[START DATA SHOWN]

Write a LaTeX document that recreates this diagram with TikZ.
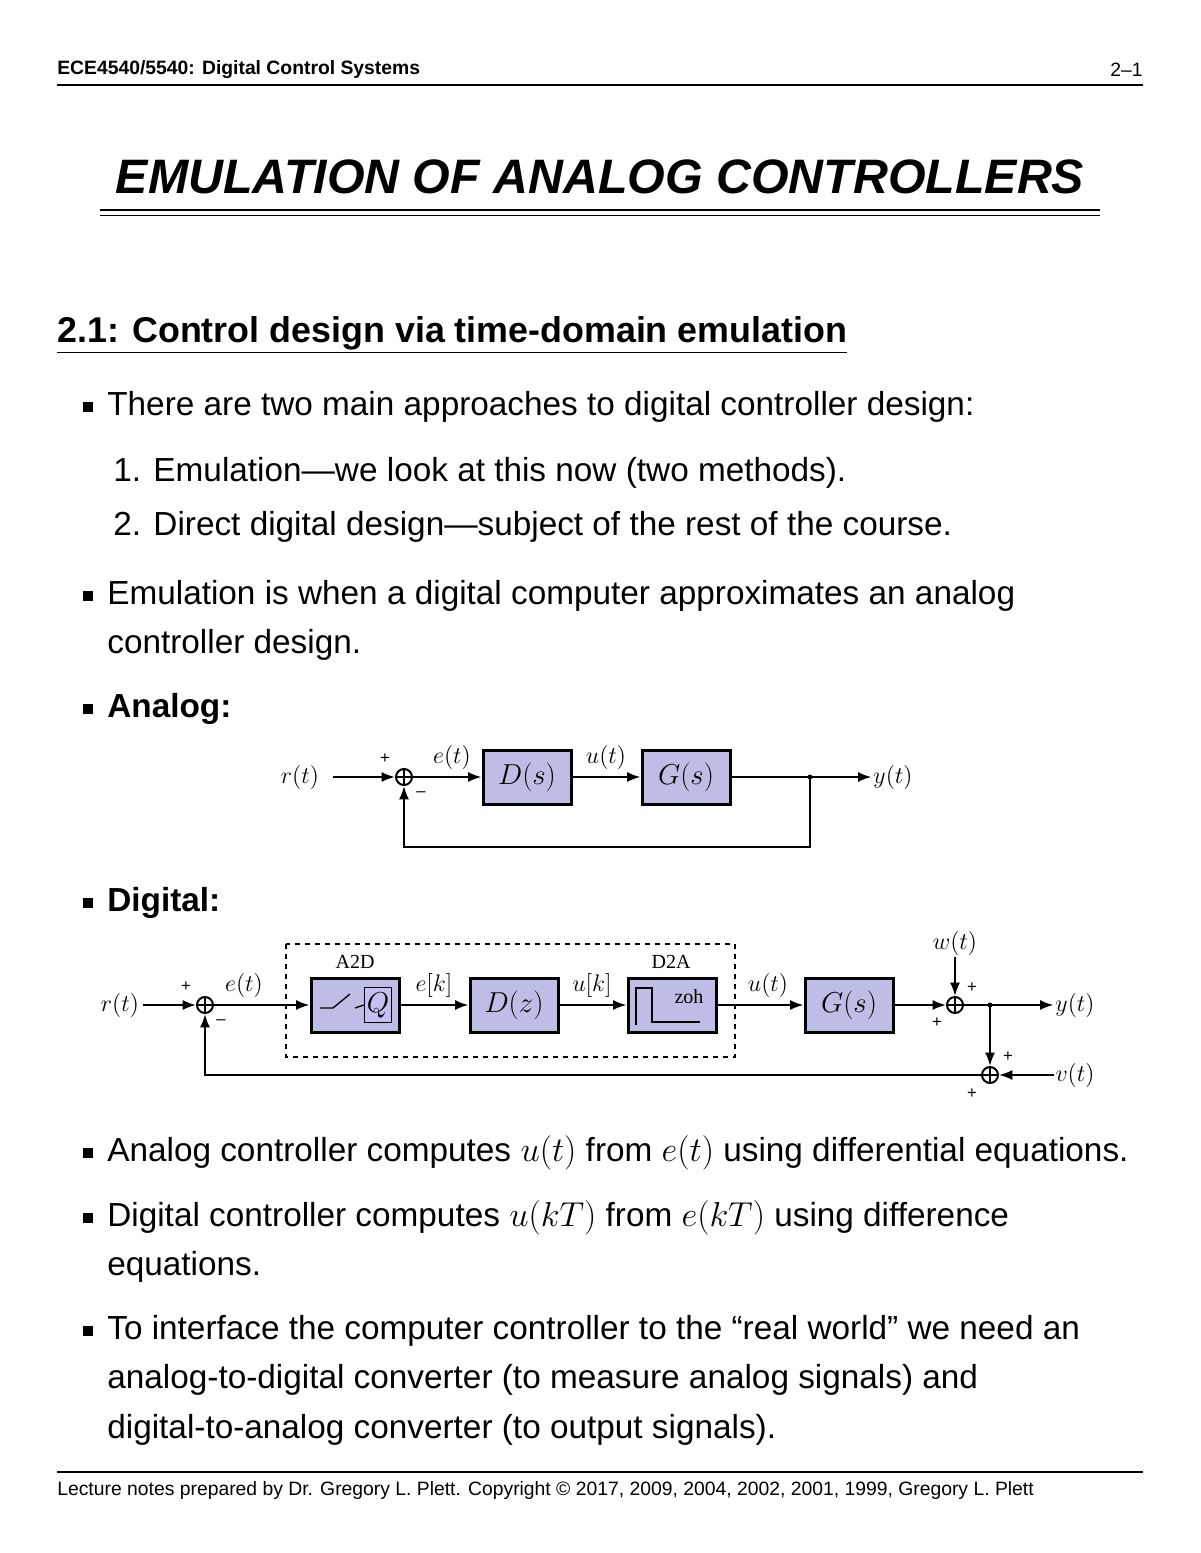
\documentclass[tikz,border=0pt]{standalone}
\usepackage{fontspec}
\setmainfont{Liberation Sans}
\newfontfamily\tms{Liberation Serif}
\usetikzlibrary{arrows.meta}
\begin{document}
\begin{tikzpicture}[x=0.6pt,y=-0.6pt,
 body/.style={anchor=west,inner sep=0pt,font=\fontsize{20}{23}\selectfont},
 blk/.style={draw,line width=1.8pt,fill=blockfill,minimum width=52.8pt,minimum height=32.4pt,inner sep=0pt,font=\fontsize{16}{18}\selectfont},
 sig/.style={inner sep=1pt,font=\fontsize{14}{16}\selectfont},
 sgn/.style={inner sep=0pt,font=\fontsize{10}{12}\selectfont},
 sumc/.style={draw,circle,line width=1.2pt,minimum size=9.6pt,inner sep=0pt},
 ar/.style={line width=1.2pt,-{Latex[length=8pt,width=6pt]}},
 ln/.style={line width=1.2pt},
 bul/.style={fill,minimum size=6pt,inner sep=0pt}]
\definecolor{blockfill}{RGB}{189,189,230}
\useasboundingbox (0,0) rectangle (1200,1553);
% header
\node[anchor=west,inner sep=0pt,font=\fontsize{11.6}{13}\selectfont\bfseries] (hd) at (57,70) {ECE4540/5540: Digital Control Systems};
\node[anchor=east,inner sep=0pt,font=\fontsize{11.6}{13}\selectfont] (pg) at (1143,70) {2--1};
\draw[line width=1pt] (57,85) -- (1143,85);
\node[inner sep=0pt,font=\fontsize{29}{32}\selectfont\bfseries\itshape] (ttl) at (600,177) {EMULATION OF ANALOG CONTROLLERS};
\draw[line width=0.8pt] (100,210) -- (1100,210);
\draw[line width=0.8pt] (100,215.5) -- (1100,215.5);
\node[anchor=west,inner sep=0pt,font=\fontsize{21.5}{24}\selectfont\bfseries] (sec) at (57,335) {\underline{2.1: Control design via time-domain emulation}};
% bullets
\foreach \yy in {407,596,709,903,1153,1218,1331} \node[bul] at (88,\yy) {};
\node[body] (t1) at (107,407) {There are two main approaches to digital controller design:};
\node[body] (t2) at (113,473) {1. Emulation---we look at this now (two methods).};
\node[body] (t3) at (113,527) {2. Direct digital design---subject of the rest of the course.};
\node[body] (t4) at (107,596) {Emulation is when a digital computer approximates an analog};
\node[body] (t5) at (107,645) {controller design.};
\node[body,font=\fontsize{20}{23}\selectfont\bfseries] (t6) at (107,709) {Analog:};
\node[body,font=\fontsize{20}{23}\selectfont\bfseries] (t7) at (107,903) {Digital:};
\node[body] (t8) at (107,1153) {Analog controller computes $u(t)$ from $e(t)$ using differential equations.};
\node[body] (t9) at (107,1218) {Digital controller computes $u(kT)$ from $e(kT)$ using difference};
\node[body] (t10) at (107,1267) {equations.};
\node[body] (t11) at (107,1331) {To interface the computer controller to the ``real world'' we need an};
\node[body] (t12) at (107,1380) {analog-to-digital converter (to measure analog signals) and};
\node[body] (t13) at (107,1430) {digital-to-analog converter (to output signals).};
% footer
\draw[line width=1pt] (57,1472) -- (1143,1472);
\node[anchor=west,inner sep=0pt,font=\fontsize{11.6}{13}\selectfont] (ft) at (57,1490) {Lecture notes prepared by Dr. Gregory L. Plett. Copyright \textcopyright{} 2017, 2009, 2004, 2002, 2001, 1999, Gregory L. Plett};
% ---------- analog diagram
\node[sig] (ar) at (300,777) {$r(t)$};
\node[sumc] (as) at (404,777) {};
\draw[line width=0.8pt] (as.north)--(as.south) (as.west)--(as.east);
\node[blk] (aD) at (527,777) {$D(s)$};
\node[blk] (aG) at (686,777) {$G(s)$};
\coordinate (ad) at (810,777);
\node[sig] (ay) at (893,777) {$y(t)$};
\coordinate (ab1) at (810,847);
\coordinate (ab2) at (404,847);
\draw[ar] (333,777) -- (as.west);
\draw[ar] (as.east) -- (aD.west);
\draw[ar] (aD.east) -- (aG.west);
\draw[ar] (aG.east) -- (ay.west);
\fill (ad) circle (2.5);
\draw[ar] (ad) -- (ab1) -- (ab2) -- (as.south);
\node[sgn] at (385,759) {+};
\node[sgn] at (421,794) {--};
\node[sig] at (452,757) {$e(t)$};
\node[sig] at (606,757) {$u(t)$};
% ---------- digital diagram
\draw[dashed,line width=0.8pt] (286,944) rectangle (735,1057);
\node[sig] (dr) at (120,1005) {$r(t)$};
\node[sumc] (ds) at (205,1005) {};
\draw[line width=0.8pt] (ds.north)--(ds.south) (ds.west)--(ds.east);
\node[blk] (dA) at (355,1005) {};
\node[draw,line width=0.8pt,fill=blockfill!80!blue!60,minimum width=16pt,minimum height=21pt,inner sep=0pt,font=\fontsize{16}{18}\selectfont] (dQ) at (378,1005) {$Q$};
\draw[line width=0.8pt] (320,1008) -- (333,1008) -- (350,994) (355,1008) -- (dQ.west);
\node[blk] (dD) at (514,1005) {$D(z)$};
\node[blk] (dH) at (672,1005) {};
\draw[line width=0.8pt] (636,1025) -- (636,988) -- (652,988) -- (652,1022) -- (700,1022);
\node[font=\fontsize{12}{14}\selectfont\tms,inner sep=0pt] at (689,997) {zoh};
\node[blk] (dG) at (849,1005) {$G(s)$};
\node[sumc] (ds2) at (955,1005) {};
\draw[line width=0.8pt] (ds2.north)--(ds2.south) (ds2.west)--(ds2.east);
\node[sig] (dw) at (955,943) {$w(t)$};
\coordinate (dd) at (990,1005);
\node[sig] (dy) at (1075,1005) {$y(t)$};
\node[sumc] (ds3) at (990,1075) {};
\draw[line width=0.8pt] (ds3.north)--(ds3.south) (ds3.west)--(ds3.east);
\node[sig] (dv) at (1075,1075) {$v(t)$};
\coordinate (db) at (205,1075);
\draw[ar] (143,1005) -- (ds.west);
\draw[ar] (ds.east) -- (dA.west);
\draw[ar] (dA.east) -- (dD.west);
\draw[ar] (dD.east) -- (dH.west);
\draw[ar] (dH.east) -- (dG.west);
\draw[ar] (dG.east) -- (ds2.west);
\draw[ar] (dw.south) -- (ds2.north);
\draw[ar] (ds2.east) -- (dy.west);
\fill (dd) circle (2.5);
\draw[ar] (dd) -- (ds3.north);
\draw[ar] (dv.west) -- (ds3.east);
\draw[ar] (ds3.west) -- (db) -- (ds.south);
\node[font=\fontsize{12}{14}\selectfont\tms,inner sep=0pt] at (355,962) {A2D};
\node[font=\fontsize{12}{14}\selectfont\tms,inner sep=0pt] at (671,962) {D2A};
\node[sgn] at (186,987) {+};
\node[sgn] at (221,1022) {--};
\node[sgn] at (972,988) {+};
\node[sgn] at (937,1023) {+};
\node[sgn] at (1008,1057) {+};
\node[sgn] at (972,1094) {+};
\node[sig] at (244,985) {$e(t)$};
\node[sig] at (434,985) {$e[k]$};
\node[sig] at (592,985) {$u[k]$};
\node[sig] at (768,985) {$u(t)$};
\end{tikzpicture}
\end{document}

[END DATA SHOWN]

◆ **REQUIREMENTS**
Return each line of the data that contains the string "this".

◆ **RESULT BELOW**
Write a LaTeX document that recreates this diagram with TikZ.
\node[body] (t2) at (113,473) {1. Emulation---we look at this now (two methods).};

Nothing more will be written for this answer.